Challenging the discourse of inevitability has been one of the major projects of the STS community, an effort that most scholarly analysts see as both successful and largely complete. Having dismissed inevitability within our own professional communities, it is tempting to overlook the extent to which the concept of inevitability still resonates in popular and engineering discourse.
The robustness of the discourse of inevitability derives from many sources, including its simplicity and familiarity and the way in which it resonates with lived experience. Where the more complex narratives of professional historians may more fully capture the subtleties and intricacies of the processes by which technology and society shape each other, the discourse of inevitability appears to provide “an easy and uncomplicated explanation” (Selwyn and Gorard, 2003, 80). There is also a host of assumptions, myths, and predispositions that make people inclined to accept the narrative of inevitability (Pacey, 1983; Martin and Schinzinger, 1989; Frost, 1996).
Perhaps more importantly and persuasively, the discourse of inevitability resonates with lived experience. This point has been developed by several analysts of technology, including Arnold Pacey (1983) and Eric Schlosser (2002), but it is perhaps most clearly delineated by Rosalind Williams in Retooling: A Historian Confronts Technological Change (2002). Williams, herself a historian of technology, analyzes her experience as a university administrator involved in a “Reengineering Project” designed to improve management of her institution’s existing resources.

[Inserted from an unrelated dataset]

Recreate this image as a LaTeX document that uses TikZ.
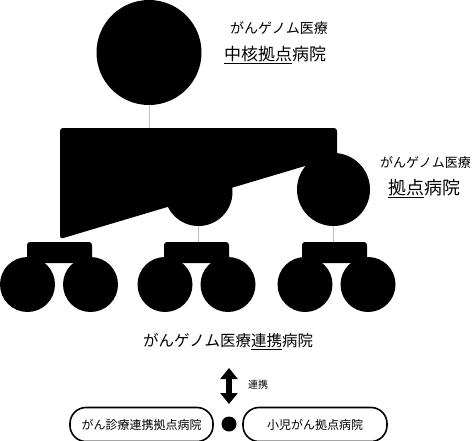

Drawing on Thomas Hughes’ concept of technological momentum, Williams concludes that “It is easy to refute the logic of technological determinism, but the everyday experience of having to conform to ‘the technology,’ ‘the software,’ or ‘the computer’ cannot be refuted by logic” (2002, 117). The process, Williams argues, begins with what she terms “technological drift,” the tendency to address the aspects of a problem that are most susceptible to a technological solution and where visible results can be accomplished quickly. Once this happens, “The rules that govern the technology start to govern everything else. Technological drift becomes technological momentum, which begins to feel [emphasis added] very much like technological determinism” (2002, 116). What starts out as choice comes to be experienced as inevitability. This resonance with lived experience is one of many reasons why the narratives produced by historians and philosophers of technology and other professional analysts cannot compete with or dominate simpler narratives of inevitability. We believe that the community of professional analysts of technology-society interactions is not likely to disrupt the discourse of inevitability unless we can connect with broad social discourses about technology. We argue that the discourse of design and intention has the potential to make that connection and to elucidate the ethical dimensions of the development of technological systems more fully.